Source: Bruce Lincoln, Holy Terrors: Thinking about Religion after September 11 (Chicago: University of Chicago Press, 2003), 5–7. See page 5 for“discourse,” page 6 for “set of practices” and “community,” and page 7 for the full quote of “an institution…”

Religious Site: A location where religion occurs, particularly in regard to the description offered above. Sites in Rochester had to meet at least two of the four criteria to be included in the DRR Project.


Coda

With further funding and a larger team of researchers, DRR could be scaled up to cover religious sites in the entire city of Rochester, the suburbs, and the surrounding countryside. By continuing to document religious communities throughout the city, new themes would emerge to complement and complicate the stories we told about southwest Rochester’s religious sites. The essays written for HIS 191, for instance, address the introduction of new religious movements — specifically the immigrant religions of Hinduism and Tibetan Buddhism — to Rochester.

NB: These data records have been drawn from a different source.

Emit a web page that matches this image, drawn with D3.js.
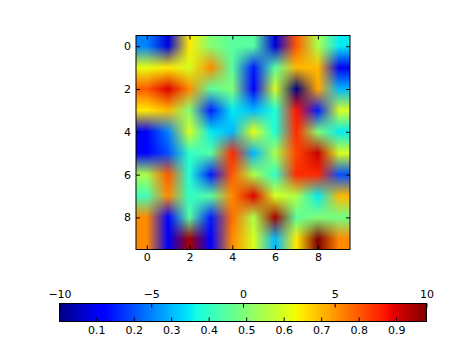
<!DOCTYPE html>
<html>
<head>
<meta charset="utf-8">
<script src="https://cdn.jsdelivr.net/npm/d3@7"></script>
<style>
  body { margin: 0; background: #fff; }
  text { font-family: "DejaVu Sans", sans-serif; font-size: 11px; fill: #000; }
</style>
</head>
<body>
<div id="chart"></div>
<script>
// 10x10 random field (row 0 at the top)
var values = [
  [0.25, 0.08, 0.65, 0.50, 0.45, 0.45, 0.08, 0.80, 0.55, 0.35],
  [0.62, 0.65, 0.60, 0.75, 0.45, 0.15, 0.45, 0.70, 0.70, 0.10],
  [0.80, 0.90, 0.75, 0.45, 0.50, 0.12, 0.60, 0.002, 0.72, 0.30],
  [0.65, 0.70, 0.50, 0.15, 0.35, 0.30, 0.38, 0.87, 0.15, 0.60],
  [0.10, 0.25, 0.60, 0.35, 0.30, 0.62, 0.38, 0.85, 0.50, 0.35],
  [0.12, 0.20, 0.40, 0.45, 0.85, 0.30, 0.55, 0.82, 0.92, 0.60],
  [0.55, 0.80, 0.38, 0.15, 0.80, 0.55, 0.40, 0.85, 0.85, 0.20],
  [0.42, 0.75, 0.40, 0.45, 0.75, 0.90, 0.60, 0.55, 0.35, 0.70],
  [0.75, 0.12, 0.45, 0.15, 0.78, 0.55, 0.95, 0.45, 0.50, 0.48],
  [0.75, 0.10, 0.95, 0.12, 0.75, 0.60, 0.30, 0.65, 0.981, 0.75]
];
var axisTicks = [0, 2, 4, 6, 8];
var barTicks = [0.1, 0.2, 0.3, 0.4, 0.5, 0.6, 0.7, 0.8, 0.9];
var topTicks = [-10, -5, 0, 5, 10];

var width = 474, height = 357;
var svg = d3.select('#chart').append('svg')
  .attr('width', width)
  .attr('height', height);

// jet colormap, one linear scale per channel
var jetR = d3.scaleLinear().domain([0, 0.35, 0.66, 0.89, 1]).range([0, 0, 1, 1, 0.5]).clamp(true);
var jetG = d3.scaleLinear().domain([0, 0.125, 0.375, 0.64, 0.91, 1]).range([0, 0, 1, 1, 0, 0]).clamp(true);
var jetB = d3.scaleLinear().domain([0, 0.11, 0.34, 0.65, 1]).range([0.5, 1, 1, 0, 0]).clamp(true);

var flat = d3.merge(values);
var norm = d3.scaleLinear().domain(d3.extent(flat)).range([0, 1]);
var jet = function(v) {
  var t = norm(v);
  return [jetR(t) * 255, jetG(t) * 255, jetB(t) * 255];
};

// image axes
var x = d3.scaleLinear().domain([-0.5, 9.5]).range([136, 350]);
var y = d3.scaleLinear().domain([-0.5, 9.5]).range([35.5, 249.5]);

var pw = Math.round(x(9.5) - x(-0.5));
var ph = Math.round(y(9.5) - y(-0.5));
var canvas = document.createElement('canvas');
canvas.width = pw;
canvas.height = ph;
var ctx = canvas.getContext('2d');
var img = ctx.createImageData(pw, ph);
var cols = values.map(function(row) { return row.map(jet); });

// bilinear resampling of the coloured cells
for (var py = 0; py < ph; py++) {
  var v = Math.max(0, Math.min(9, y.invert(y(-0.5) + py + 0.5)));
  var r0 = Math.min(8, Math.floor(v)), fy = v - r0;
  for (var px = 0; px < pw; px++) {
    var u = Math.max(0, Math.min(9, x.invert(x(-0.5) + px + 0.5)));
    var c0 = Math.min(8, Math.floor(u)), fx = u - c0;
    var k = (py * pw + px) * 4;
    for (var ch = 0; ch < 3; ch++) {
      var a = cols[r0][c0][ch] * (1 - fx) + cols[r0][c0 + 1][ch] * fx;
      var b = cols[r0 + 1][c0][ch] * (1 - fx) + cols[r0 + 1][c0 + 1][ch] * fx;
      img.data[k + ch] = a * (1 - fy) + b * fy;
    }
    img.data[k + 3] = 255;
  }
}
ctx.putImageData(img, 0, 0);

svg.append('image')
  .attr('x', x(-0.5))
  .attr('y', y(-0.5))
  .attr('width', pw)
  .attr('height', ph)
  .attr('href', canvas.toDataURL());

svg.append('g')
  .attr('transform', 'translate(0,' + y(9.5) + ')')
  .call(d3.axisBottom(x).tickValues(axisTicks).tickSize(-4).tickPadding(4));
svg.append('g')
  .attr('transform', 'translate(0,' + y(-0.5) + ')')
  .call(d3.axisTop(x).tickValues(axisTicks).tickSize(-4).tickFormat(''));
svg.append('g')
  .attr('transform', 'translate(' + x(-0.5) + ',0)')
  .call(d3.axisLeft(y).tickValues(axisTicks).tickSize(-4).tickPadding(5));
svg.append('g')
  .attr('transform', 'translate(' + x(9.5) + ',0)')
  .call(d3.axisRight(y).tickValues(axisTicks).tickSize(-4).tickFormat(''));

svg.append('rect')
  .attr('x', x(-0.5)).attr('y', y(-0.5))
  .attr('width', pw).attr('height', ph)
  .attr('fill', 'none').attr('stroke', '#000');

// colorbar
var barTop = 303.5, barH = 18;
var cx = d3.scaleLinear().domain(norm.domain()).range([59.5, 426.5]);
var cTop = d3.scaleLinear().domain([-10, 10]).range(cx.range());
var steps = d3.range(256).map(function(i) {
  return norm.domain()[0] + (norm.domain()[1] - norm.domain()[0]) * i / 256;
});
var stepW = (norm.domain()[1] - norm.domain()[0]) / 256;
var barEnd = cx.range()[1];

svg.append('g')
  .attr('shape-rendering', 'crispEdges')
  .selectAll('rect')
  .data(steps)
  .join('rect')
  .attr('x', function(d) { return Math.floor(cx(d)); })
  .attr('y', barTop)
  .attr('width', function(d) {
    return Math.min(barEnd, Math.ceil(cx(d + stepW)) + 1) - Math.floor(cx(d));
  })
  .attr('height', barH)
  .attr('fill', function(d) { return 'rgb(' + jet(d + stepW / 2).map(Math.round).join(',') + ')'; });

svg.append('g')
  .attr('transform', 'translate(0,' + (barTop + barH) + ')')
  .call(d3.axisBottom(cx).tickValues(barTicks).tickSize(-4).tickPadding(5).tickFormat(d3.format('.1f')));
svg.append('g')
  .attr('transform', 'translate(0,' + barTop + ')')
  .call(d3.axisTop(cTop).tickValues(topTicks).tickSize(-4).tickPadding(6).tickFormat(d3.format('d')));

svg.append('rect')
  .attr('x', cx.range()[0]).attr('y', barTop)
  .attr('width', cx.range()[1] - cx.range()[0]).attr('height', barH)
  .attr('fill', 'none').attr('stroke', '#000');

svg.selectAll('.domain').remove();
svg.selectAll('.tick text').style('font-family', '"DejaVu Sans", sans-serif').style('font-size', '11px');
svg.selectAll('.tick line').attr('stroke', '#000');
</script>
</body>
</html>
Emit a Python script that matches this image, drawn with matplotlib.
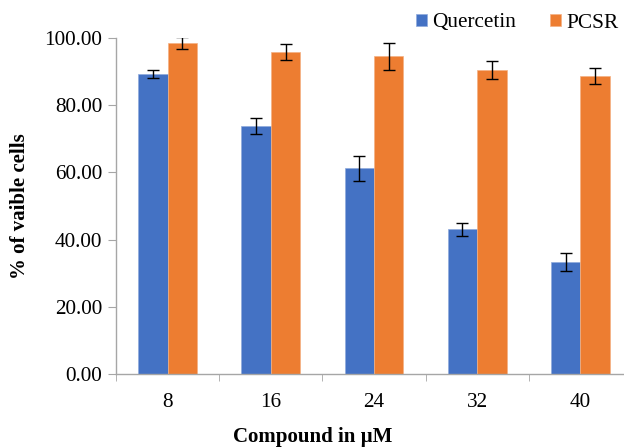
import numpy as np
import matplotlib.pyplot as plt

doses = ['8', '16', '24', '32', '40']
quercetin = [89.2, 73.7, 61.2, 43.1, 33.3]
quercetin_err = [1.25, 2.4, 3.8, 1.9, 2.6]
pcsr = [98.6, 95.9, 94.6, 90.5, 88.7]
pcsr_err = [1.8, 2.45, 4.0, 2.6, 2.25]

plt.rcParams['font.family'] = ['Liberation Serif', 'DejaVu Serif']

fig = plt.figure(figsize=(6.24, 4.48), dpi=100)
ax = fig.add_axes([116 / 624, 1 - 374 / 448, 516 / 624, 336 / 448])

x = np.arange(len(doses))
w = 0.285
err_kw = dict(ecolor='black', capsize=4, elinewidth=1, capthick=1)
ax.bar(x - w / 2, quercetin, w, yerr=quercetin_err, color='#4472C4',
       edgecolor='#8faadc', linewidth=0.5, label='Quercetin', error_kw=err_kw)
ax.bar(x + w / 2, pcsr, w, yerr=pcsr_err, color='#ED7D31',
       edgecolor='#f4b183', linewidth=0.5, label='PCSR', error_kw=err_kw)

ax.set_xlim(-0.5, 4.5)
ax.set_ylim(0, 100)
ax.set_yticks(np.arange(0, 101, 20))
ax.set_yticklabels(['%.2f' % v for v in np.arange(0, 101, 20)])
ax.set_xticks(x)
ax.set_xticklabels(doses)
ax.set_xticks(np.arange(-0.5, 4.0, 1.0), minor=True)
ax.tick_params(axis='x', which='major', length=0, pad=14, labelsize=15.3)
ax.tick_params(axis='x', which='minor', length=5, color='#a6a6a6')
ax.tick_params(axis='y', length=6, color='#a6a6a6', labelsize=15.3, pad=4)

for s in ['top', 'right']:
    ax.spines[s].set_visible(False)
for s in ['left', 'bottom']:
    ax.spines[s].set_color('#a6a6a6')
    ax.spines[s].set_linewidth(1)

fig.text(20 / 624, 1 - 206 / 448, '% of vaible cells', rotation=90, ha='center',
         va='center', fontsize=15, fontweight='bold')
fig.text(313 / 624, 1 - 437 / 448, 'Compound in µM', ha='center', va='center',
         fontsize=15, fontweight='bold')

fig.legend(loc='center left', bbox_to_anchor=(416 / 624, 1 - 23 / 448), ncol=2,
           frameon=False, fontsize=15.3, handlelength=0.52, handleheight=0.52,
           handletextpad=0.25, columnspacing=1.6, borderpad=0, borderaxespad=0)

fig.savefig('out.png', dpi=100)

Above all, DRR is intended as an example of community-based religion scholarship and public history outreach. We could not have done this project — studying 180 years of urban religious life — without the support, feedback, and expertise of individuals from Rochester’s religious communities. They welcomed us into their houses of worship, opened their archives, and consulted with us as the project came together.


Note: The header photograph used for much of this website, a JPEG file labeled simply as “DSC0049,” depicts the sanctuary of St. Augustine Roman Catholic Church, circa 2006. Royal Chamberlain took the photo as part of his historic preservation photoshoot before the church closed.